PROBLEM DETAILS - Repeat the material exactly from its first line to the line that includes "0.234, 0.324, 0.478]". Skip pictures.

DATA SEGMENT -
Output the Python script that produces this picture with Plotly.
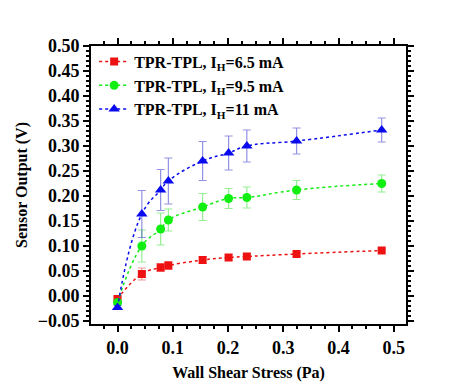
import plotly.graph_objects as go

shear_stress = [0.0, 0.044, 0.078, 0.092, 0.154, 0.201, 0.234, 0.324, 0.478]

out_65 = [-0.006, 0.044, 0.057, 0.061, 0.072, 0.077, 0.079, 0.084, 0.091]
err_65 = [0.004, 0.012, 0.008, 0.008, 0.007, 0.006, 0.006, 0.005, 0.003]

out_95 = [-0.013, 0.100, 0.134, 0.152, 0.178, 0.195, 0.197, 0.212, 0.225]
err_95 = [0.004, 0.032, 0.032, 0.022, 0.027, 0.020, 0.021, 0.019, 0.017]

out_11 = [-0.023, 0.164, 0.212, 0.230, 0.270, 0.286, 0.300, 0.310, 0.332]
err_11 = [0.004, 0.047, 0.041, 0.046, 0.039, 0.034, 0.032, 0.026, 0.024]

names = ["TPR-TPL, I<sub>H</sub>=6.5 mA", "TPR-TPL, I<sub>H</sub>=9.5 mA", "TPR-TPL, I<sub>H</sub>=11 mA"]

FONT = "Liberation Serif"

fig = go.Figure()
series = [
    (out_65, err_65, "#ee1111", "rgba(238,17,17,0.45)", "square", 8),
    (out_95, err_95, "#11ee11", "rgba(17,220,17,0.45)", "circle", 9),
    (out_11, err_11, "#0a0aee", "rgba(10,10,200,0.45)", "triangle-up", 10),
]
for (y, e, c, ec, sym, sz), nm in zip(series, names):
    fig.add_trace(go.Scatter(
        x=shear_stress, y=y, name=nm, mode="lines+markers",
        line=dict(color=c, width=1.5, dash="dot", shape="spline", smoothing=1.3),
        marker=dict(symbol=sym, size=sz, color=c),
        error_y=dict(type="data", array=e, visible=True, color=ec, thickness=1.2, width=4),
    ))

axis_common = dict(
    showline=True, linecolor="black", linewidth=2, mirror="allticks",
    ticks="outside", ticklen=6, tickwidth=2, tickcolor="black",
    showgrid=False, zeroline=False,
    tickfont=dict(family=FONT, size=18, color="black", weight="bold"),
)

fig.update_xaxes(
    range=[-0.048, 0.522], dtick=0.1, tick0=0, tickformat=".1f",
    minor=dict(dtick=0.025, tick0=0, ticks="outside", ticklen=3, tickwidth=1.5, tickcolor="black"),
    title=dict(text="<b>Wall Shear Stress (Pa)</b>", font=dict(family=FONT, size=16, color="black"), standoff=10),
    **axis_common,
)
fig.update_yaxes(
    range=[-0.056, 0.5], dtick=0.05, tick0=0, tickformat=".2f",
    minor=dict(dtick=0.01, tick0=0, ticks="outside", ticklen=3, tickwidth=1.5, tickcolor="black"),
    title=dict(text="<b>Sensor Output (V)</b>", font=dict(family=FONT, size=16, color="black"), standoff=6),
    **axis_common,
)

fig.update_layout(
    width=474, height=390,
    margin=dict(l=78, r=76, t=38, b=74),
    paper_bgcolor="white", plot_bgcolor="white",
    legend=dict(
        x=0.01, y=1.005, xanchor="left", yanchor="top",
        bgcolor="rgba(0,0,0,0)",
        font=dict(family=FONT, size=16, color="black", weight="bold"),
        itemwidth=30, tracegroupgap=0,
    ),
)

fig.write_html("out.html")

RESPONSE TO THE TASK -
Output the Python script that produces this picture with Plotly.
import plotly.graph_objects as go

shear_stress = [0.0, 0.044, 0.078, 0.092, 0.154, 0.201, 0.234, 0.324, 0.478]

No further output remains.